Sadie gazed around in bewilderment. Great. Now she was hearing things. Imagination, she said to herself. If she acted normally, no one would ever know. She looked out of the window again. People were still stepping over the young man on the pavement. Sadie dithered. Probably just drunk. Suddenly she heard Harold again, though this time it did not scare her.
“Go on, love, check on him. Something is wrong. Take your phone.”
It was exactly what Harold would have said. He had never met a stranger and Sadie was notorious for forgetting her phone. She grabbed it as she went out and up the area steps. Crouching beside him, she shook the young man’s shoulder. He mumbled and stirred, rolling onto his side. His sleeve fell back, revealing a medical alert bracelet. He tried to say something, his words slurred. People glanced with curiosity or irritation as they navigated around him, but no one offered to help. A passing woman tutted in disgust.
“Disgraceful, at this time in the morning too,” she said to her friend.
Relieved that he was breathing steadily, Sadie dialed the emergency number with shaking hands and gladly stepped back when paramedics arrived. With professional competence, they loaded him into the ambulance. Sadie watched it recede into the distance. The few gawkers who had paused to stare merged into the crowd and life resumed as if nothing had ever happened. Sadie suddenly remembered her disheveled appearance and hastily scurried back downstairs.
“No wonder they didn’t stop,” she said to herself. “They thought he was drunk, and I was crazy.”
“Doesn’t excuse them,” said Harold. “No one knows when they might need help. Good job, love.”
Sadie glanced fondly at the last picture of Harold which she'd had framed. She had no idea if she’d really heard him or just thought of what he might say. What mattered was that she had broken out of the terrible prison of loneliness of the past few days. She gave his cardigan a fond hug and headed for the shower.
Over the next few days, Sadie tidied up and began to answer the condolence cards, talking to Harold as she wrote.

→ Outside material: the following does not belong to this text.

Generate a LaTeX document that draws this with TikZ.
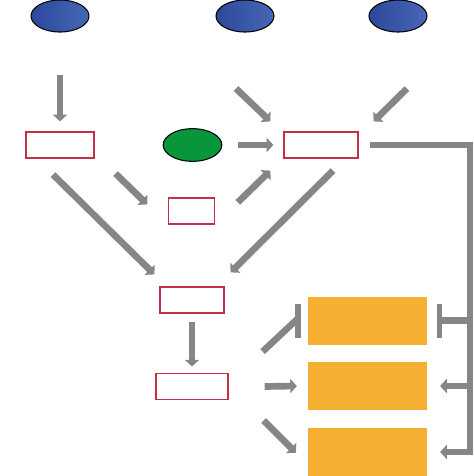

“Here’s a card from that Ms. Brackman at the bank. I never thought she could crack a smile, but she says she misses your jokes whenever you went into the bank. Maybe your jokes there weren’t as corny as at home. Now who is this? “Dear Mr. Harold, I am doing my homework like u said, I miss u, Nico.” Must be one of the children from the youth center.”
Harold had volunteered for several organizations after he retired, sometimes to Sadie’s great annoyance.
“We are supposed to be taking it easy at our age,” she said. Harold had looked surprised.
“I’ll sleep long enough when I'm dead, but I'm not there yet. Might as well be useful while I can.”
“Except you are dead now, love. I suppose I might as well be useful too while I can,” Sadie said out loud, putting stamps on the envelope of another reply, and wiping a tear at the same time. She had just picked up her pen when there was a knock at the door. Sadie kept the chain on and opened it cautiously.
“Yes?”
A tall young man was standing in the gloomy passage. It took Sadie a moment to recognize the pale, sweaty stranger from the pavement. He smiled.
“I understand you were my guardian angel the other day when I passed out. I just wanted to thank you. I have diabetes and I usually manage it well, but the other day, things got out of control. It might have ended really badly if you hadn’t called for help when you did.”
Sadie smiled.
“I’m glad you’re feeling better. You really must thank Harold, but that’s a long story for another day. Would you like a cup of tea? Come on in.”